Türkiye'de geçim sıkıntısı her geçen gün artarken, Türk-İş'in Nisan ayı Açlık ve Yoksulluk Sınırı araştırması çarpıcı sonuçları ortaya koydu. Araştırmaya göre, dört kişilik bir ailenin sağlıklı ve dengeli beslenebilmesi için yapması gereken aylık gıda harcaması tutarı (açlık sınırı) 24 bin 35 TL'ye yükseldi. Bu durum, net asgari ücretin açlık sınırının altında kaldığı anlamına geliyor. Yoksulluk sınırı ise 78 bin 292 TL olarak belirlendi.
Açlık Sınırı ve Asgari Ücret Arasındaki Uçurum Büyüyor
Asgari ücretle geçinmeye çalışan milyonlarca vatandaş için bu tablo, hayatın ne kadar zorlaştığını gözler önüne seriyor. Net asgari ücretin 2024 yılı itibarıyla 17 bin 2 TL olduğu düşünüldüğünde, açlık sınırı ile arasındaki fark yaklaşık 7 bin TL'yi buluyor. Bu durum, pek çok ailenin temel ihtiyaçlarını dahi karşılamakta zorlandığına işaret ediyor.

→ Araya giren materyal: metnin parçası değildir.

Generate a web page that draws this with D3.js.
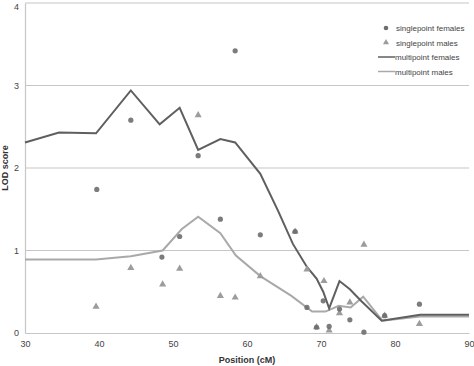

Türk-İş'in araştırmasına göre, yoksulluk sınırı da rekor seviyelere ulaşmış durumda. Dört kişilik bir ailenin gıda harcamalarının yanı sıra giyim, konut, ulaşım, eğitim, sağlık gibi temel ihtiyaçlarını da karşılayabilmesi için gereken aylık gelir 78 bin 292 TL olarak belirlendi. Bu rakam, Türkiye'deki ortalama maaşların çok üzerinde seyrediyor.
Ekonomistler Ne Diyor?
Ekonomistler, açlık ve yoksulluk sınırındaki bu artışın temel nedenleri arasında yüksek enflasyon, TL'nin değer kaybı ve gıda fiyatlarındaki artışı gösteriyor. Özellikle son dönemde yaşanan kuraklık ve enerji maliyetlerindeki yükseliş, gıda fiyatlarını olumsuz etkiliyor. Uzmanlar, hükümetin enflasyonla mücadele konusunda daha etkin politikalar izlemesi ve dar gelirli vatandaşlara yönelik sosyal destekleri artırması gerektiğini vurguluyor.
Peki bu durum karşısında neler yapılabilir? İşte bazı öneriler:
- Enflasyonla mücadelede kararlı adımlar atılmalı.
- Gıda fiyatlarındaki artışın önüne geçilmeli.
- Dar gelirli vatandaşlara yönelik sosyal yardımlar artırılmalı.
- Asgari ücret yeniden gözden geçirilmeli.
- İşsizlikle mücadele için yeni istihdam olanakları yaratılmalı.
Açlık ve yoksulluk sınırındaki bu artış, Türkiye'deki ekonomik dengesizliklerin ve sosyal adaletsizliğin bir göstergesi olarak karşımıza çıkıyor. Hükümetin ve ilgili kurumların bu sorunlara çözüm bulmak için daha fazla çaba göstermesi gerekiyor. Aksi takdirde, milyonlarca vatandaşın geçim sıkıntısı daha da derinleşebilir.